Monday, June 29, 2009

Theater review: FAU's 'Twelfth Night' proves conceptually challenged

FAU's staging of Twelfth Night is set in 1920s Hollywood.


By Hap Erstein

Florida Atlantic University's 12th annual summer Festival Rep has romance on the brain this season, leading off with William Shakespeare’s comedy of gender confusion, mistaken identity and the resilience of love, Twelfth Night.

On now in a production that is uneven at best, it will be joined at the end of this week by Stephen Sondheim’s 1970 musical Company, a jaundiced view of contemporary relationships, which will play in rotating repertory at the Boca Raton campus’s University Theatre through July 26.

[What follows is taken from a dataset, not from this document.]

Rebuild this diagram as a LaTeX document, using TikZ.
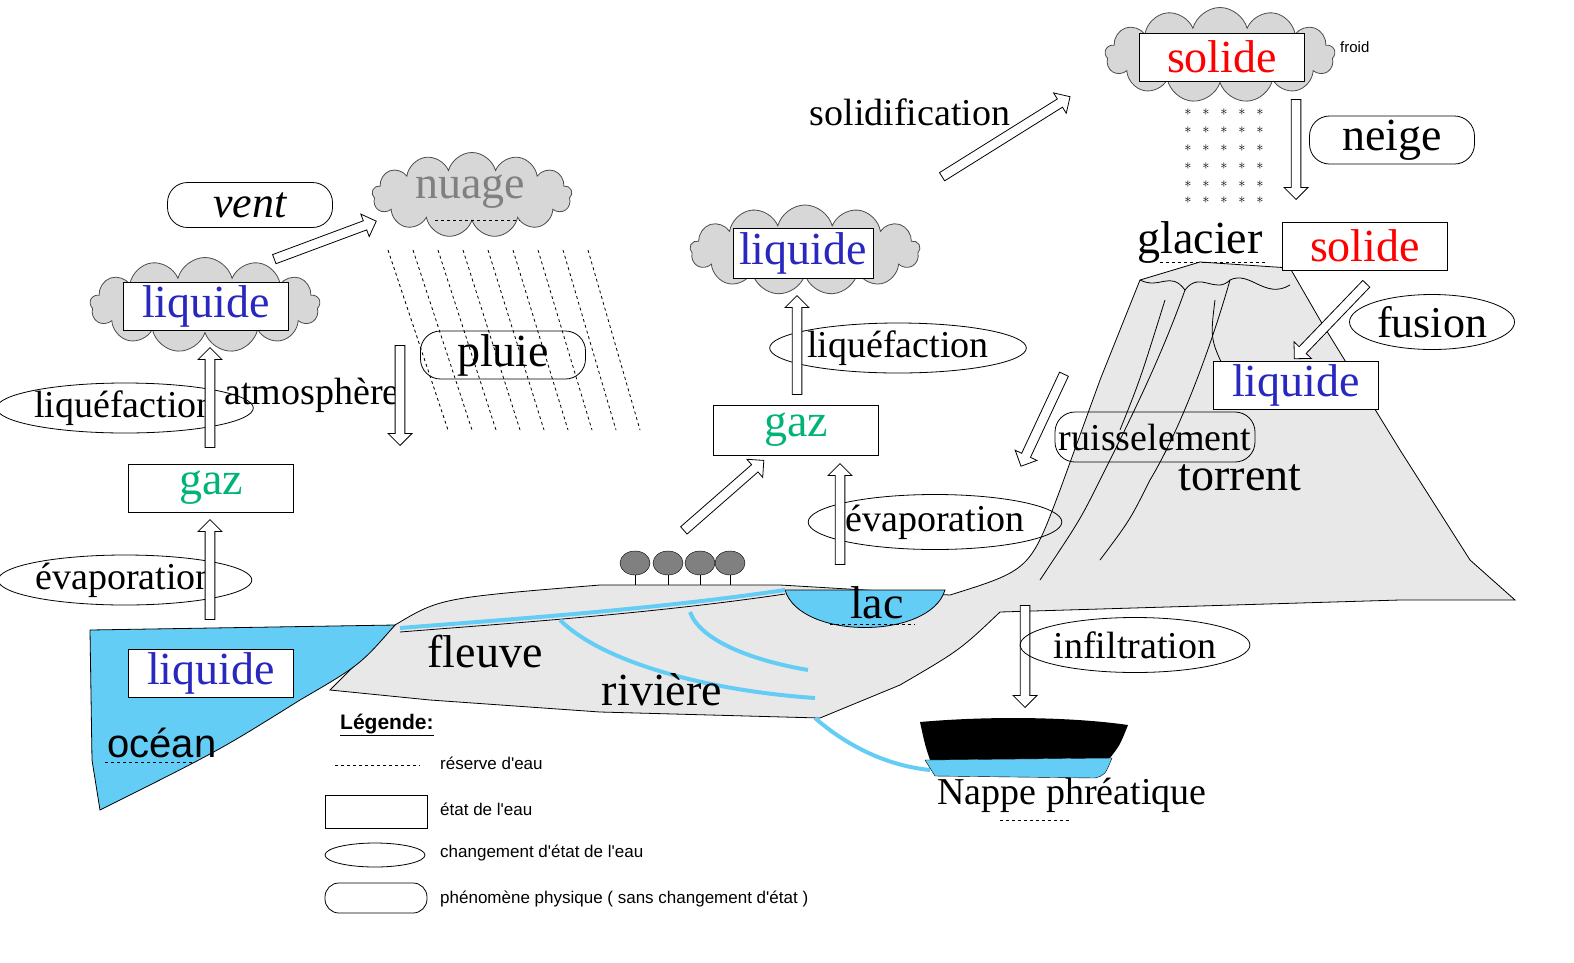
\documentclass[tikz,border=0pt]{standalone}
\usepackage{fontspec}
\setmainfont{Liberation Serif}
\newfontfamily\sansf{Liberation Sans}
\usetikzlibrary{shapes.symbols,shapes.arrows,shapes.geometric,calc}
\definecolor{liq}{RGB}{40,40,190}
\definecolor{gz}{RGB}{0,180,120}
\definecolor{wat}{RGB}{100,205,245}
\definecolor{land}{RGB}{232,232,232}
\definecolor{cl}{RGB}{215,215,215}
\tikzset{
 box/.style={draw,thick,fill=white,minimum width=165pt,minimum height=48pt,inner sep=0pt,font=\fontsize{46}{46}\selectfont},
 ell/.style={draw,thick,ellipse,inner sep=0pt,font=\fontsize{38}{38}\selectfont},
 phen/.style={draw,thick,rounded corners=20pt,inner sep=0pt,font=\fontsize{46}{46}\selectfont},
 lab/.style={inner sep=0pt,font=\fontsize{38}{38}\selectfont},
 big/.style={inner sep=0pt,font=\fontsize{46}{46}\selectfont},
 nuag/.style={cloud,cloud puffs=13,draw=black!70,fill=cl,thick},
 harrow/.style={single arrow,draw,thick,fill=white,minimum width=24pt,single arrow head extend=5pt,single arrow head indent=0pt,inner sep=3pt},
 res/.style={dashed,thick},
 leg/.style={inner sep=0pt,anchor=west,font=\sansf\fontsize{17}{17}\selectfont}
}
\newcommand\harr[3]{\path let \p1=($(#3)-(#2)$), \n1={veclen(\x1,\y1)} in (#2) -- (#3) node[midway,sloped,allow upside down,harrow,minimum height=\n1] (#1) {};}
\begin{document}
\begin{tikzpicture}[x=1pt,y=-1pt]
\useasboundingbox (0,0) rectangle (1574,962);
% land
\fill[land,draw=black,thick] (330,690) -- (395,625) .. controls (440,598) .. (600,585) -- (780,585) -- (950,595)
 .. controls (1030,570) .. (1060,490) -- (1100,380) -- (1140,280) -- (1200,262) -- (1290,268) -- (1320,320)
 -- (1400,450) -- (1470,560) -- (1515,600) -- (1400,600) -- (1000,612) .. controls (960,650) .. (900,685)
 -- (820,718) -- (600,712) -- (430,700) -- cycle;
% mountain details
\draw[thick] (1140,280) .. controls (1160,290) and (1170,270) .. (1185,290) .. controls (1200,270) and (1215,295) .. (1230,280) .. controls (1250,270) and (1265,300) .. (1290,285);
\draw[thick] (1185,290) .. controls (1160,360) and (1130,420) .. (1100,480) .. controls (1080,520) .. (1040,580);
\draw[thick] (1230,280) .. controls (1210,350) and (1180,430) .. (1150,480) .. controls (1130,520) .. (1100,560);
\draw[thick] (1165,300) .. controls (1140,380) .. (1120,430);
\draw[thick] (1215,300) .. controls (1210,340) .. (1230,380);
% ocean
\fill[wat,draw=black,thick] (90,630) -- (395,625) .. controls (360,665) .. (300,700) .. controls (220,750) .. (100,810) -- (92,760) -- cycle;
% lake
\fill[wat,draw=black,thick] (785,590) .. controls (800,640) and (930,640) .. (945,590) -- cycle;
% rivers
\draw[wat,line width=4pt] (400,628) .. controls (500,620) and (650,610) .. (785,590);
\draw[black,thick] (400,632) .. controls (500,624) and (650,614) .. (785,594);
\draw[wat,line width=4pt] (560,620) .. controls (600,660) and (700,690) .. (815,698);
\draw[wat,line width=4pt] (690,612) .. controls (700,640) and (750,660) .. (808,670);
\draw[wat,line width=4pt] (815,718) .. controls (840,740) and (880,765) .. (930,770);
% nappe
\fill[black] (920,722) .. controls (1000,715) and (1080,718) .. (1128,725) .. controls (1120,745) .. (1110,758) -- (930,760) .. controls (925,745) .. (920,722);
\fill[wat,draw=black] (925,760) -- (1112,758) .. controls (1105,775) .. (1095,778) -- (935,776) -- cycle;
% trees
\foreach \x in {635,668,700,730}{
 \draw[thick] (\x,568) -- (\x,585);
 \fill[gray,draw=black] (\x,563) ellipse (15pt and 12pt);}
% clouds
\node[nuag,minimum width=230pt,minimum height=95pt] (c1) at (205,305) {};
\node[nuag,minimum width=200pt,minimum height=85pt] (c2) at (472,195) {};
\node[nuag,minimum width=230pt,minimum height=90pt] (c3) at (805,250) {};
\node[nuag,minimum width=230pt,minimum height=95pt] (c4) at (1220,55) {};
% rain
\foreach \i in {0,...,8}{\draw[dashed,thick] ({388+\i*25},250) -- ({448+\i*24},430);}
% snow
\foreach \x in {1188,1206,1224,1242,1260}{\foreach \y in {112,130,148,166,184,200}{\node[inner sep=0pt,font=\Large] at (\x,\y) {$\ast$};}}
% left column
\node[phen,minimum width=165pt,minimum height=45pt,font=\fontsize{44}{44}\selectfont\itshape] (vent) at (250,205) {vent};
\node[big,text=gray] (nuage) at (470,192) {nuage};
\draw[res] (435,220) -- (520,220);
\node[box,text=liq] (liq1) at (206,306) {liquide};
\node[ell,minimum width=180pt,minimum height=50pt] (lq1) at (125,408) {liquéfaction};
\node[lab] (atm) at (312,395) {atmosphère};
\node[box,text=gz] (gaz1) at (211,488) {gaz};
\node[ell,minimum width=185pt,minimum height=50pt] (ev1) at (125,580) {évaporation};
\node[box,text=liq] (liq2) at (211,673) {liquide};
\node[big,font=\sansf\fontsize{40}{40}\selectfont] (ocean) at (162,743) {océan};
\draw[res] (105,762) -- (195,762);
\node[big] (fleuve) at (485,652) {fleuve};
\node[big] (riv) at (662,690) {rivière};
\node[phen,minimum width=165pt,minimum height=48pt] (pluie) at (503,355) {pluie};
\coordinate (a1s) at (210,450); \coordinate (a1e) at (210,350);
\harr{A1}{a1s}{a1e}
\coordinate (a2s) at (210,622); \coordinate (a2e) at (210,522);
\harr{A2}{a2s}{a2e}
\coordinate (a3s) at (400,343); \coordinate (a3e) at (400,443);
\harr{A3}{a3s}{a3e}
\coordinate (a4s) at (272,260); \coordinate (a4e) at (374,222);
\harr{A4}{a4s}{a4e}
% middle
\node[box,minimum width=140pt,minimum height=50pt,text=liq] (liq3) at (803,253) {liquide};
\node[ell,minimum width=200pt,minimum height=50pt] (lq2) at (898,348) {liquéfaction};
\node[box,text=gz,minimum height=50pt] (gaz2) at (796,430) {gaz};
\node[ell,minimum width=200pt,minimum height=55pt] (ev2) at (935,522) {évaporation};
\node[big] (lac) at (877,603) {lac};
\draw[res] (830,624) -- (915,624);
\coordinate (a5s) at (797,397); \coordinate (a5e) at (797,298);
\harr{A5}{a5s}{a5e}
\coordinate (a6s) at (682,532); \coordinate (a6e) at (762,462);
\harr{A6}{a6s}{a6e}
\coordinate (a7s) at (840,567); \coordinate (a7e) at (840,466);
\harr{A7}{a7s}{a7e}
% top right
\node[lab] (sol) at (910,112) {solidification};
\coordinate (a8s) at (940,178); \coordinate (a8e) at (1068,98);
\harr{A8}{a8s}{a8e}
\node[box,text=red,minimum height=48pt] (sol1) at (1222,57) {solide};
\node[leg,font=\sansf\fontsize{15}{15}\selectfont] (froid) at (1340,47) {froid};
\coordinate (a9s) at (1296,97); \coordinate (a9e) at (1296,197);
\harr{A9}{a9s}{a9e}
\node[phen,minimum width=165pt,minimum height=48pt] (neige) at (1392,140) {neige};
\node[big] (glacier) at (1200,242) {glacier};
\draw[res] (1160,262) -- (1265,262);
\node[box,text=red] (sol2) at (1365,246) {solide};
\node[ell,minimum width=165pt,minimum height=55pt,font=\fontsize{44}{44}\selectfont] (fus) at (1432,322) {fusion};
\coordinate (a10s) at (1368,282); \coordinate (a10e) at (1296,357);
\harr{A10}{a10s}{a10e}
\node[box,text=liq] (liq4) at (1296,385) {liquide};
\coordinate (a11s) at (1065,372); \coordinate (a11e) at (1022,464);
\harr{A11}{a11s}{a11e}
\node[phen,minimum width=200pt,minimum height=50pt,font=\fontsize{38}{38}\selectfont] (ruis) at (1155,437) {ruisselement};
\node[big] (torr) at (1240,478) {torrent};
\coordinate (a12s) at (1025,603); \coordinate (a12e) at (1025,705);
\harr{A12}{a12s}{a12e}
\node[ell,minimum width=185pt,minimum height=55pt] (inf) at (1135,645) {infiltration};
\node[lab] (nappe) at (1072,795) {Nappe phréatique};
\draw[res] (1000,820) -- (1070,820);
% legend
\node[leg,font=\sansf\bfseries\fontsize{21}{21}\selectfont] (legt) at (340,725) {\underline{Légende:}};
\draw[res] (335,765) -- (420,765);
\node[leg] (l1) at (440,763) {réserve d'eau};
\draw[thick] (325,795) rectangle (427,828);
\node[leg] (l2) at (440,809) {état de l'eau};
\node[ell,thick,minimum width=100pt,minimum height=24pt] (le) at (375,855) {};
\node[leg] (l3) at (440,853) {changement d'état de l'eau};
\draw[thick,rounded corners=14pt] (325,883) rectangle (427,913);
\node[leg] (l4) at (440,899) {phénomène physique ( sans changement d'état )};
\end{tikzpicture}
\end{document}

Shakespeare subtitled Twelfth Night “What You Will,” which has long been interpreted as blanket permission to directors to take whimsical liberties with the play’s setting. According to the production’s press release, the show is set “in Hollywood, California, in the 1920s movie era.” That may have been director Jean-Louis Baldet’s original impulse, but there is little evidence of the notion in what is ultimately onstage.

If you pushed the point, you might see a resemblance between low comic characters Sir Toby Belch (Sam Sherburne) and Sir Andrew Aguecheek (Jay Reese) to W.C. Fields and Harold Lloyd, but the actors do nothing to press the idea, which is tenuous at best.

One of FAU’s more talented recent graduates, Rebecca Simon (who played the title role in last summer’s Evita), is cast as the traditionally male clown Feste -- here renamed Festa -- and she glides through the evening proving that “music is the food of love,“ trilling standards from the American songbook such as My Blue Heaven, I’ve Got a Crush on You and My Funny Valentine, most but not all from the designated era.

Anyway, Twelfth Night is one of the Bard’s shipwreck comedies, a premise that leaves twins Viola and Sebastian separated in an alien land and soon mistaken for each other when Viola tries to pass herself off as a guy. Yes, it’s a stretch, but go along with it anyway.

The Rep’s purpose is ostensibly to showcase the training of the school’s theater department, but wrestling with Shakespearean verse and rendering its meaning is not a skill that most of the cast seems to have. Fortunately, an exception is Alexa Cappiello (Viola), who carries the production by reciting her dialogue with conversational tones while also retaining the poetry.

Also an asset is Equity guest artist Bruce Linser as Malvolio, the dour and self-important aide to Countess Olivia, whose unexpected romantic feelings makes him an easy target of cruel jokes. Linser’s button-down wardrobe and manner are a nice comic contrast with the silly getup he is tricked into wearing in his pursuit of love.

The multi-level set by Terry Lawrence is attractively dressed with colorful plants and flowers, but is used so little it probably was designed more with Company in mind. Twelfth Night is one of the less problematic of Shakespeare’s plays to produce, but as FAU reminds us, it is not foolproof.